Out of all of the roughly 100 truth-seeking earth-dwellers who showed to the “Area 51 raid” before dawn on Saturday, “plunger guy” may have had the most flair.
Even if you didn’t believe enough to make the trip to Area 51 to see things for yourself this weekend in Nevada, there are still shenanigans to enjoy. And this video capturing a band’s best intentions is that primo essential viewing opportunity.
It all went down at around 3 a.m. Saturday, when a man, aptly dubbed “plunger guy,” raised a plunger high in the air and led a group of like-minded individuals toward the Area 51 barricade for a “trial run.” And you better believe they did the trademark Naruto run from the popular manga series. It was the original raid-plotting method proposed by the total hoax, though totally widespread Storm Area 51 Facebook event that captain-of-the-chaos Matty Roberts began as a joke.
The shaggy blond-haired plunger man named Ben Schneider a.k.a. Reckless Ben on YouTube, who told reporters he was Gary Winthorpe (a Danny Duncan reference!) from Ohio, and a his fellow Alienstock attendees got just steps before the gates of the secretive military facility before stopping, but that doesn’t make it any less glorious.
While they may not have gotten to poke around to see what’s being so closely guarded, luckily for us, news teams were on the scene to witness their valiant truth quest below.
“We came out here to raid Area 51 and find the truth about what they’re hiding,” plunger guy told FOX 5 KVVU-TV. “We don’t know if it’s aliens, we don’t know if it’s time travel, we don’t know if there’s minions in there.”
Plunger guy did go on to admit that people weren’t going to really raid Area 51.
“It was a bunch of millennials that came out.

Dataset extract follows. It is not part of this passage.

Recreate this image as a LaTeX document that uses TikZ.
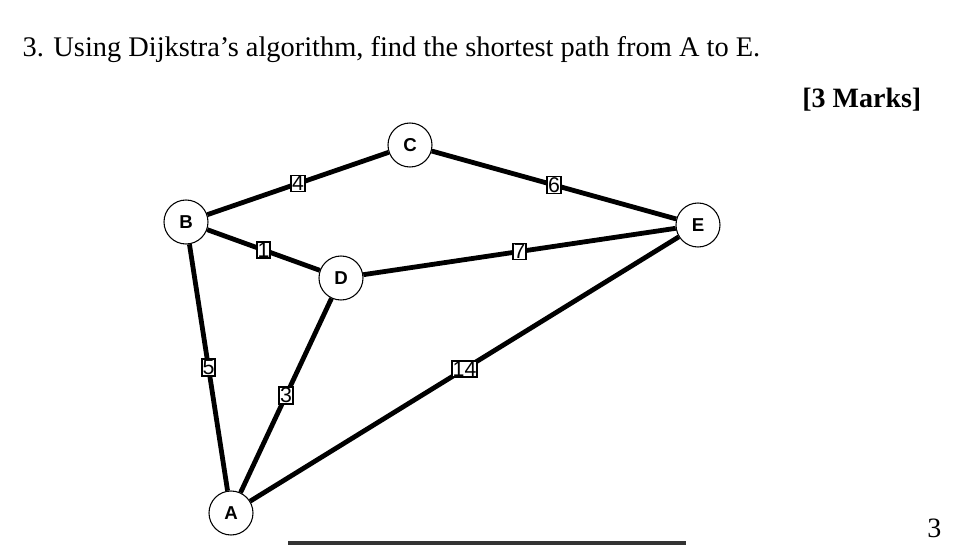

They all came out with their camera just trying to vlog the whole thing so nobody ended up storming. It was kind of lame,” he said.
Like the Naruto runner legend before him who raced through a live broadcast, plunger guy has made quite an impression.

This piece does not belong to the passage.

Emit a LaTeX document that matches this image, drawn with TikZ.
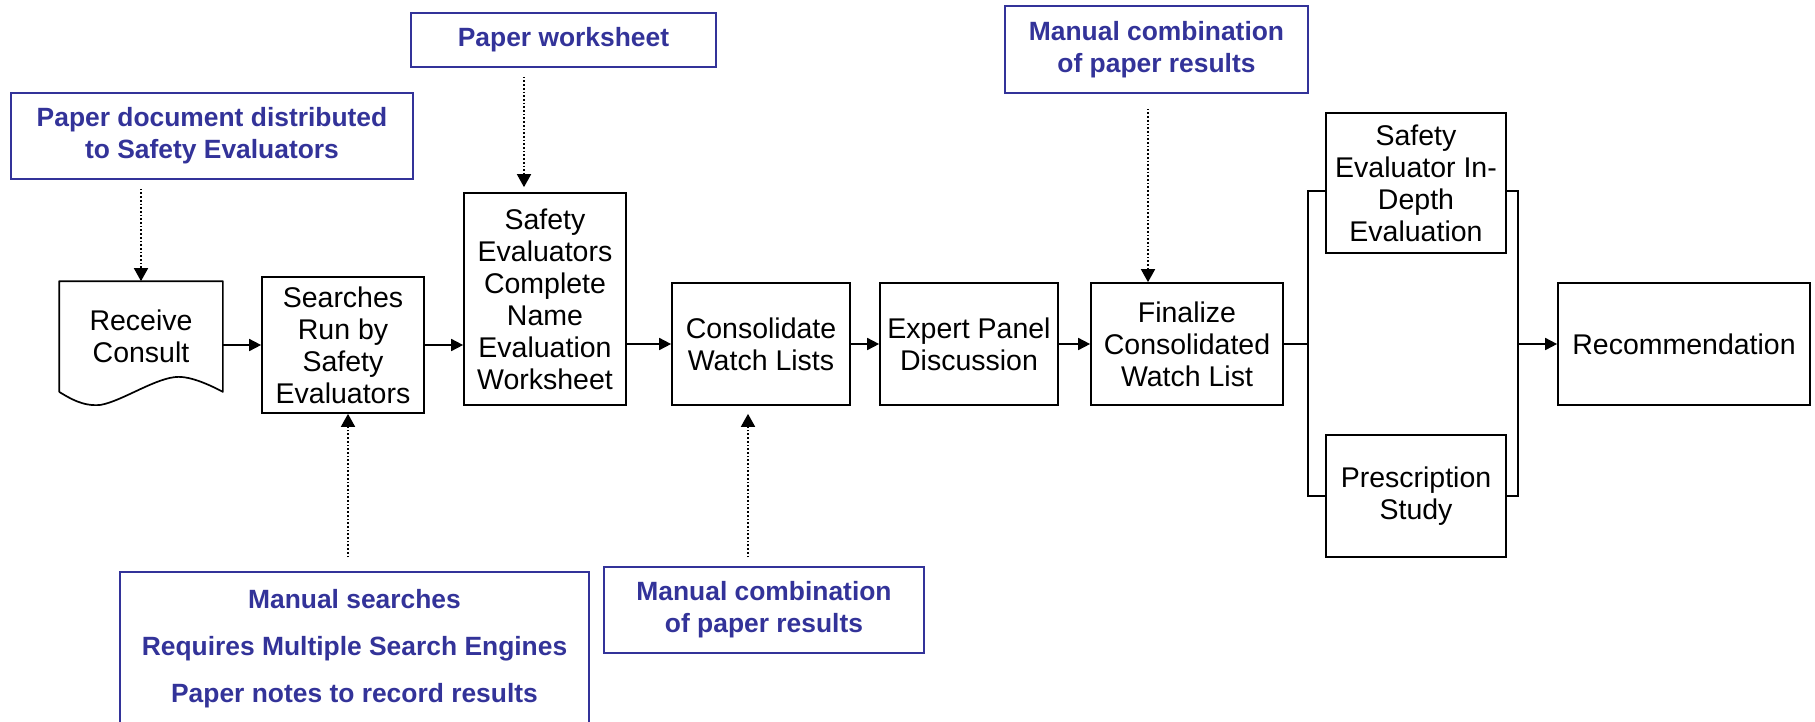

“We’re gonna plunge the truth,” he told Mashable. Plunge on.
Even though as many as two million people signed up, far less were in Rachel and Hiko, Nev., for the far more practical music festivals. Happily, a jovial interplay between guards and “raiders” has prevailed, but there have been some arrests.
One thing’s for sure. No military warning could ever stop his steadfast commitment to a close encounter with the gates.